* begin Data to use *

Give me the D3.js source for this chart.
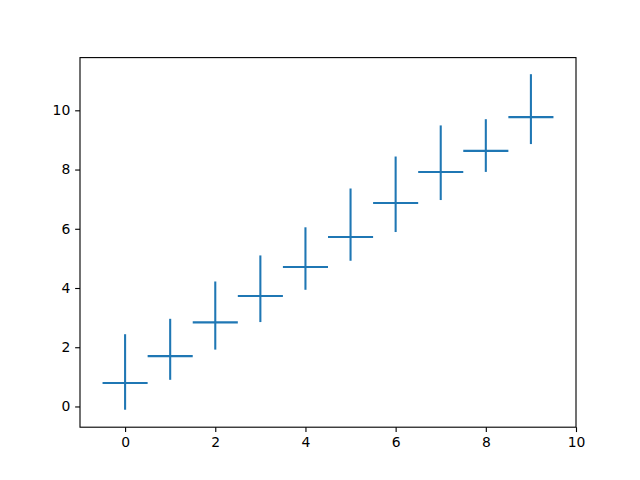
<!DOCTYPE html>
<html>
<head>
<meta charset="utf-8">
<script src="https://cdn.jsdelivr.net/npm/d3@7"></script>
<style>
html, body { margin: 0; padding: 0; background: #fff; }
svg { display: block; }
text { font-family: "DejaVu Sans", sans-serif; }
</style>
</head>
<body>
<svg id="chart" width="640" height="480"></svg>
<script>
const xValues = [0, 1, 2, 3, 4, 5, 6, 7, 8, 9];
const yValues = [0.79, 1.70, 2.84, 3.73, 4.71, 5.72, 6.87, 7.92, 8.63, 9.77];
const yErrLower = [0.90, 0.80, 0.92, 0.88, 0.77, 0.80, 0.98, 0.95, 0.71, 0.91];
const yErrUpper = [1.65, 1.26, 1.38, 1.37, 1.34, 1.64, 1.57, 1.57, 1.07, 1.45];
const xErr = [0.5, 0.5, 0.5, 0.5, 0.5, 0.5, 0.5, 0.5, 0.5, 0.5];
const xLimits = [-1, 10];
const yLimits = [-0.70, 11.78];
const xTicks = [0, 2, 4, 6, 8, 10];
const yTicks = [0, 2, 4, 6, 8, 10];

(function () {
const data = xValues.map((x, i) => ({
  x, y: yValues[i], lo: yErrLower[i], hi: yErrUpper[i], xe: xErr[i]
}));

const W = 640, H = 480;
const mLeft = 80, mRight = 576, mTop = 57.6, mBottom = 427.2;
const svg = d3.select("#chart");
svg.append("rect").attr("width", W).attr("height", H).attr("fill", "#fff");

const x = d3.scaleLinear().domain(xLimits).range([mLeft, mRight]);
const y = d3.scaleLinear().domain(yLimits).range([mBottom, mTop]);

const color = "#1f77b4";
const g = svg.append("g");
g.selectAll("line.v").data(data).join("line").attr("class", "v")
  .attr("x1", d => x(d.x)).attr("x2", d => x(d.x))
  .attr("y1", d => y(d.y - d.lo)).attr("y2", d => y(d.y + d.hi))
  .attr("stroke", color).attr("stroke-width", 2.08);
g.selectAll("line.h").data(data).join("line").attr("class", "h")
  .attr("x1", d => x(d.x - d.xe)).attr("x2", d => x(d.x + d.xe))
  .attr("y1", d => y(d.y)).attr("y2", d => y(d.y))
  .attr("stroke", color).attr("stroke-width", 2.08);

const xAxis = d3.axisBottom(x).tickValues(xTicks).tickSize(4.86).tickPadding(4.86).tickFormat(d3.format("d"));
const yAxis = d3.axisLeft(y).tickValues(yTicks).tickSize(4.86).tickPadding(4.86).tickFormat(d3.format("d"));

const gx = svg.append("g").attr("transform", `translate(0,${mBottom})`).call(xAxis);
const gy = svg.append("g").attr("transform", `translate(${mLeft},0)`).call(yAxis);
[gx, gy].forEach(a => {
  a.select(".domain").remove();
  a.selectAll(".tick line").attr("stroke", "#000").attr("stroke-width", 1.11);
  a.selectAll(".tick text").attr("fill", "#000").style("font-size", "13.9px").style("font-family", "DejaVu Sans");
});

svg.append("rect").attr("x", mLeft).attr("y", mTop)
  .attr("width", mRight - mLeft).attr("height", mBottom - mTop)
  .attr("fill", "none").attr("stroke", "#000").attr("stroke-width", 1.11);
})();
</script>
</body>
</html>
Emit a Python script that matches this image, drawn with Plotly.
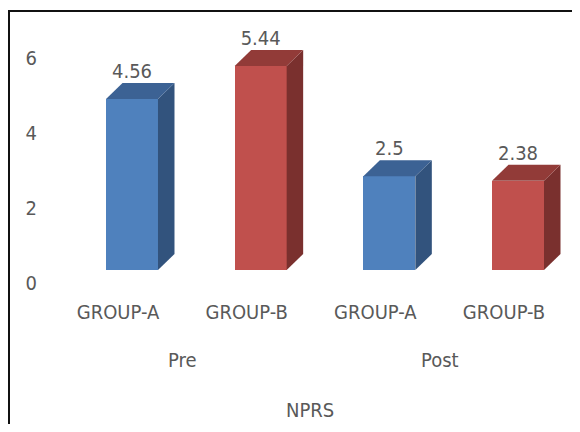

* end Data to use *

● Given instruction
Leave out the pictures and copy every record above exactly.

● Written response
Give me the D3.js source for this chart.
<!DOCTYPE html>
<html>
<head>
<meta charset="utf-8">
<script src="https://cdn.jsdelivr.net/npm/d3@7"></script>
<style>
html, body { margin: 0; padding: 0; background: #fff; }
svg { display: block; }
text { font-family: "DejaVu Sans", sans-serif; }
</style>
</head>
<body>
<svg id="chart" width="640" height="480"></svg>
<script>
const xValues = [0, 1, 2, 3, 4, 5, 6, 7, 8, 9];
const yValues = [0.79, 1.70, 2.84, 3.73, 4.71, 5.72, 6.87, 7.92, 8.63, 9.77];
const yErrLower = [0.90, 0.80, 0.92, 0.88, 0.77, 0.80, 0.98, 0.95, 0.71, 0.91];
const yErrUpper = [1.65, 1.26, 1.38, 1.37, 1.34, 1.64, 1.57, 1.57, 1.07, 1.45];
const xErr = [0.5, 0.5, 0.5, 0.5, 0.5, 0.5, 0.5, 0.5, 0.5, 0.5];
const xLimits = [-1, 10];
const yLimits = [-0.70, 11.78];
const xTicks = [0, 2, 4, 6, 8, 10];
const yTicks = [0, 2, 4, 6, 8, 10];

(function () {
const data = xValues.map((x, i) => ({
  x, y: yValues[i], lo: yErrLower[i], hi: yErrUpper[i], xe: xErr[i]
}));

const W = 640, H = 480;
const mLeft = 80, mRight = 576, mTop = 57.6, mBottom = 427.2;
const svg = d3.select("#chart");
svg.append("rect").attr("width", W).attr("height", H).attr("fill", "#fff");

const x = d3.scaleLinear().domain(xLimits).range([mLeft, mRight]);
const y = d3.scaleLinear().domain(yLimits).range([mBottom, mTop]);

const color = "#1f77b4";
const g = svg.append("g");
g.selectAll("line.v").data(data).join("line").attr("class", "v")
  .attr("x1", d => x(d.x)).attr("x2", d => x(d.x))
  .attr("y1", d => y(d.y - d.lo)).attr("y2", d => y(d.y + d.hi))
  .attr("stroke", color).attr("stroke-width", 2.08);
g.selectAll("line.h").data(data).join("line").attr("class", "h")
  .attr("x1", d => x(d.x - d.xe)).attr("x2", d => x(d.x + d.xe))
  .attr("y1", d => y(d.y)).attr("y2", d => y(d.y))
  .attr("stroke", color).attr("stroke-width", 2.08);

const xAxis = d3.axisBottom(x).tickValues(xTicks).tickSize(4.86).tickPadding(4.86).tickFormat(d3.format("d"));
const yAxis = d3.axisLeft(y).tickValues(yTicks).tickSize(4.86).tickPadding(4.86).tickFormat(d3.format("d"));

const gx = svg.append("g").attr("transform", `translate(0,${mBottom})`).call(xAxis);
const gy = svg.append("g").attr("transform", `translate(${mLeft},0)`).call(yAxis);
[gx, gy].forEach(a => {
  a.select(".domain").remove();
  a.selectAll(".tick line").attr("stroke", "#000").attr("stroke-width", 1.11);
  a.selectAll(".tick text").attr("fill", "#000").style("font-size", "13.9px").style("font-family", "DejaVu Sans");
});

svg.append("rect").attr("x", mLeft).attr("y", mTop)
  .attr("width", mRight - mLeft).attr("height", mBottom - mTop)
  .attr("fill", "none").attr("stroke", "#000").attr("stroke-width", 1.11);
})();
</script>
</body>
</html>
Emit a Python script that matches this image, drawn with Plotly.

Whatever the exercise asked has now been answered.